New Committee Positions Nursing Services as the Designated Clinical Authority for Nursing-Specific
Aspects of the Federation’s Historic HIS/EHR Transformation
The Ministry of Health is pleased to announce the formal establishment of the Nursing Informatics
Advisory Committee (NIAC). The NIAC has been constituted as a subcommittee of the Institutional
Nursing Services Clinical Governance Committee (INSCGC), operating across Institution-Based
Health Services (IBHS) and Community-Based Health Nursing Services (CBHS).
The formation of the NIAC represents a significant milestone in the Ministry of Health’s ongoing
national initiative to modernise healthcare service delivery through the implementation of a fully
integrated Hospital Information System (HIS) and its embedded Electronic Health Record (EHR)
platform. This digital health transformation — one of the most consequential technological
undertakings in the Federation’s healthcare history — is being implemented across IBHS and CBHS,
and is being facilitated in partnership with the St. Kitts Nevis Robotics Association, which has
provided technical support, systems training, and capacity-building expertise throughout the rollout
process.
The NIAC has been established in direct response to the demands of this implementation. As nursing
services constitute the largest clinical workforce within IBHS and CBHS, and bear primary and
ongoing
responsibility for patient assessment, care planning, medication management, and clinical
observation, it is essential that nursing interests are authoritatively represented at every stage of the
HIS/EHR implementation — from vendor engagement and system configuration through to testing,
deployment, and post-implementation optimisation.

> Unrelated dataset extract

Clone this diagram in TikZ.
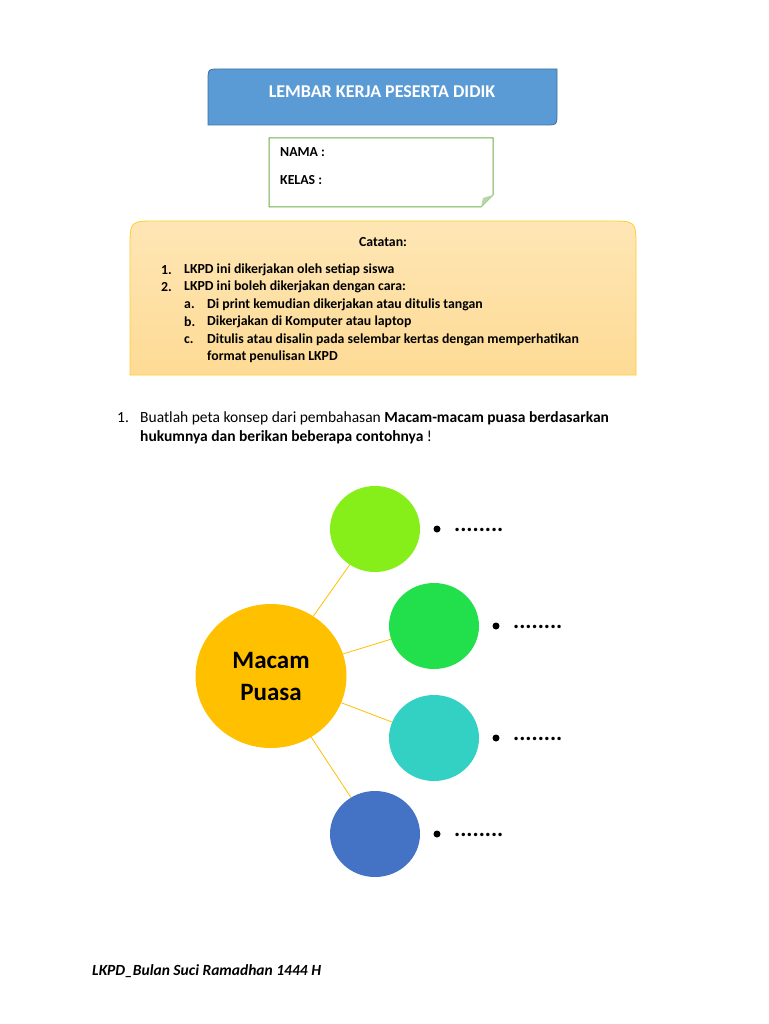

The NIAC will serve as the designated clinical authority for all nursing-specific aspects of the HIS
implementation. Its mandate is to ensure that the digital platform and its supporting physical
infrastructure align with established nursing workflows, safeguard patient data integrity, comply with
Ministry of Health regulations, and uphold the clinical excellence standards mandated by the
INSCGC. The committee will work in close coordination with the Ministry’s information technology
team, the St. Kitts Nevis Robotics Association, and relevant clinical departments to ensure a seamless
and clinically sound transition to digital health records management.
The establishment of the NIAC reflects the broader commitment of nursing services to proactive
clinical governance, patient safety, and the responsible, evidence-informed adoption of health
information technology in service delivery across the institution. It also affirms the Ministry of
Health’s recognition that meaningful digital transformation in healthcare must be clinician-led — and
that the nursing profession, as the frontline of patient care, must be a central architect of the systems
through which that care is recorded and coordinated.
The Ministry of Health looks forward to the important work of the NIAC as the HIS/EHR rollout
continues to advance, and is confident that the committee’s clinical leadership will be instrumental in
ensuring that the Federation’s digital health infrastructure meets the highest standards of functionality,
safety, and patient-centred care.
Further details regarding the committee’s composition, terms of reference, and implementation
workplan are available from the Office of the Principal Nursing Officer upon request.